───── RECORD EXCERPTS ─────
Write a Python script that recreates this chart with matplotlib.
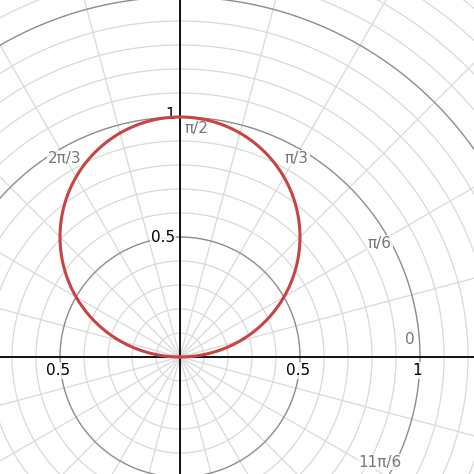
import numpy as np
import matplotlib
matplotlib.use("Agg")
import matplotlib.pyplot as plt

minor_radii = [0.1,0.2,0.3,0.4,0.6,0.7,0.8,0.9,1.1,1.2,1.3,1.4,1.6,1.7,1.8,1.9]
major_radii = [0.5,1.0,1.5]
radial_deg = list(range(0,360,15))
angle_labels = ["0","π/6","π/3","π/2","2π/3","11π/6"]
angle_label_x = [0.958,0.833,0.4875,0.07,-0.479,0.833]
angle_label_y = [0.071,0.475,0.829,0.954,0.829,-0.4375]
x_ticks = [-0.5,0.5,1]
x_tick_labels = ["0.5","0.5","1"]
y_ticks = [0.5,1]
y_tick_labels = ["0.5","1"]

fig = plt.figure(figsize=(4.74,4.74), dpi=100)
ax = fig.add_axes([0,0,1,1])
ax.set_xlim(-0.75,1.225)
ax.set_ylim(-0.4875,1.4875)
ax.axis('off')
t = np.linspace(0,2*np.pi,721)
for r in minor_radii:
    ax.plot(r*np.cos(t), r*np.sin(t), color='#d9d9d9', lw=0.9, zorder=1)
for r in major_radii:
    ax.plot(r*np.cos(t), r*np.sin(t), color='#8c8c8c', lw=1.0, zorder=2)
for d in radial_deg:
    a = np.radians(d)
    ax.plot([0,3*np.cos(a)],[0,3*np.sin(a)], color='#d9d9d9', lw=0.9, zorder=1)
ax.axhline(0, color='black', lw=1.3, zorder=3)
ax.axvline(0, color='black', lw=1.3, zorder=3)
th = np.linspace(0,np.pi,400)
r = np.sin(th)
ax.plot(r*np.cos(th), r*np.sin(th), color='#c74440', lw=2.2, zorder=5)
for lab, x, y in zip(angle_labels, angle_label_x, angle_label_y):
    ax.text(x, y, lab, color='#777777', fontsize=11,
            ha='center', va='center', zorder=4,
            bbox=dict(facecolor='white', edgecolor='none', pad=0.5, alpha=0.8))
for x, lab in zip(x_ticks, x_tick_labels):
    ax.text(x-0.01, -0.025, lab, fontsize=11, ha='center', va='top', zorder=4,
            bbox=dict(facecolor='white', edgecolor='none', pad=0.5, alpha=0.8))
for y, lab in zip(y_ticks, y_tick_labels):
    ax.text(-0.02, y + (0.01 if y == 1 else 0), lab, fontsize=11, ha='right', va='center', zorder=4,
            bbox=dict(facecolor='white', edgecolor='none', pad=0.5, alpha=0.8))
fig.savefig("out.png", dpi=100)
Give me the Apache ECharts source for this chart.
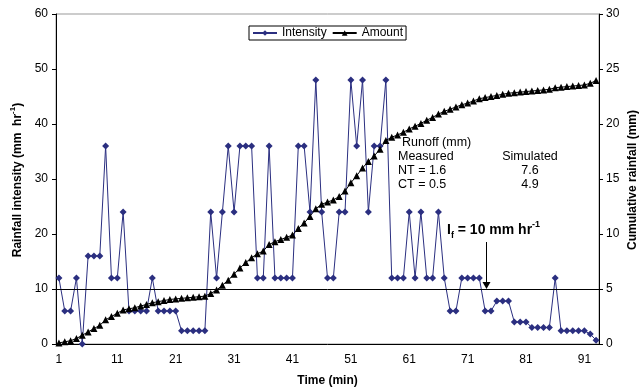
─────
## TASK BRIEF
Everything from the top line of the data down to and including the line with "import matplotlib.pyplot as plt" is to be copied, except the pictures.

## COMPLETE RESPONSE
Write a Python script that recreates this chart with matplotlib.
import numpy as np
import matplotlib
matplotlib.use("Agg")
import matplotlib.pyplot as plt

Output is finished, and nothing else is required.